Imagine being driven entirely by the car for your work commute... in traffic, through tollbooths, and across bridges to the front door. Some Google engineers are already doing this every day.
No need to look for a parking space; just let the car find one for you as you enter the building.
Two computers tucked into the trunk are doing all the steering, braking and acceleration by issuing commands to the drive-by-wire bus already designed into modern hybrid and electric cars.
The spinning LIDAR on the room maps the environment in 3D, including pedestrians and, in this case, traffic cones. A camera to the side of the rear view mirror tracks the road. Three radar in the front bumper and one in back also detect proximal objects. GPS, inertial sensors and wheel-speed monitors give feedback to the computer on the car's performance.

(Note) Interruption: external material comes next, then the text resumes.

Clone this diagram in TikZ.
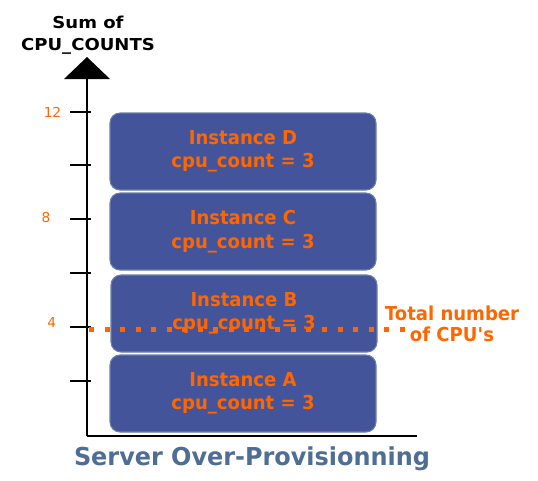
\documentclass[tikz,border=0pt]{standalone}
\usepackage{fontspec}
\setmainfont{DejaVu Sans}
\newfontfamily\narrowfont[FakeStretch=0.94]{DejaVu Sans}
\newfontfamily\titlefont[FakeStretch=0.97]{DejaVu Sans}
\newfontfamily\widefont[FakeStretch=1.1]{DejaVu Sans}
\definecolor{boxfill}{HTML}{44549A}
\definecolor{boxline}{HTML}{6A80A8}
\definecolor{orng}{HTML}{FF6600}
\definecolor{ttl}{HTML}{4F6E96}
\begin{document}
\begin{tikzpicture}[x=0.75pt,y=-0.75pt,
  inst/.style={draw=boxline,line width=0.8pt,fill=boxfill,rounded corners=7.5pt,
    minimum width=199.5pt,minimum height=57.75pt,inner sep=0pt,align=center,
    text=orng,font=\narrowfont\fontsize{14.4}{17.5}\selectfont\bfseries},
  ticklab/.style={text=orng,font=\fontsize{10.3}{12}\selectfont,anchor=center},
  axisline/.style={line width=1.5pt,black}]
\useasboundingbox (0,0) rectangle (538,480);
% boxes
\node[inst] (d) at (243,151.5) {Instance D\\cpu\_count = 3};
\node[inst] (c) at (243,231.5) {Instance C\\cpu\_count = 3};
\node[inst] (b) at (244,313.5) {Instance B\\cpu\_count = 3};
\node[inst] (a) at (243,393.5) {Instance A\\cpu\_count = 3};
% axes
\coordinate (o) at (87,436);
\coordinate (top) at (87,78);
\coordinate (xend) at (417,436);
\draw[axisline] (o) -- (top);
\draw[axisline] (o) -- (xend);
\fill[black] (64,79) -- (87,57) -- (110,79) -- cycle;
% ticks
\foreach \y in {112,165,219,273,327,381}
  \draw[line width=1.5pt] (70,\y) -- (91,\y);
\node[ticklab] (l12) at (52.5,112) {12};
\node[ticklab] (l8) at (46,217) {8};
\node[ticklab] (l4) at (51.7,322) {4};
% axis title
\node[align=center,font=\widefont\fontsize{12.3}{16.8}\selectfont\bfseries] (ytitle) at (88,35.2) {Sum of\\CPU\_COUNTS};
% dotted line
\coordinate (dl) at (89,329);
\coordinate (dr) at (408,329);
\draw[orng,line width=3.75pt,dash pattern=on 3.75pt off 7.9pt] (dl) -- (dr);
\node[align=center,text=orng,font=\narrowfont\fontsize{14.4}{15.5}\selectfont\bfseries] (tot) at (452,324) {Total number\\of CPU\textquotesingle s};
% title
\node[text=ttl,font=\titlefont\fontsize{18.5}{21}\selectfont\bfseries] (title) at (252,459) {Server Over-Provisionning};
\end{tikzpicture}
\end{document}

There are times when I want to drive, and times when being a driving machine feels more like the drudgery that is better left to the machines. Or when you are tired, or want a designated driver for an evening out. Commute time is a staggering collective time waster, and Ford estimates it will escalate to global gridlock in the near future. Google's Thrun estimates that autonomous vehicles could pack more closely together and achieve 2-3x throughput improvements from existing roadways, with fuel and pollution savings from the efficiency gains. And in urban environments, the largest amount of drive time is spent looking for a parking space.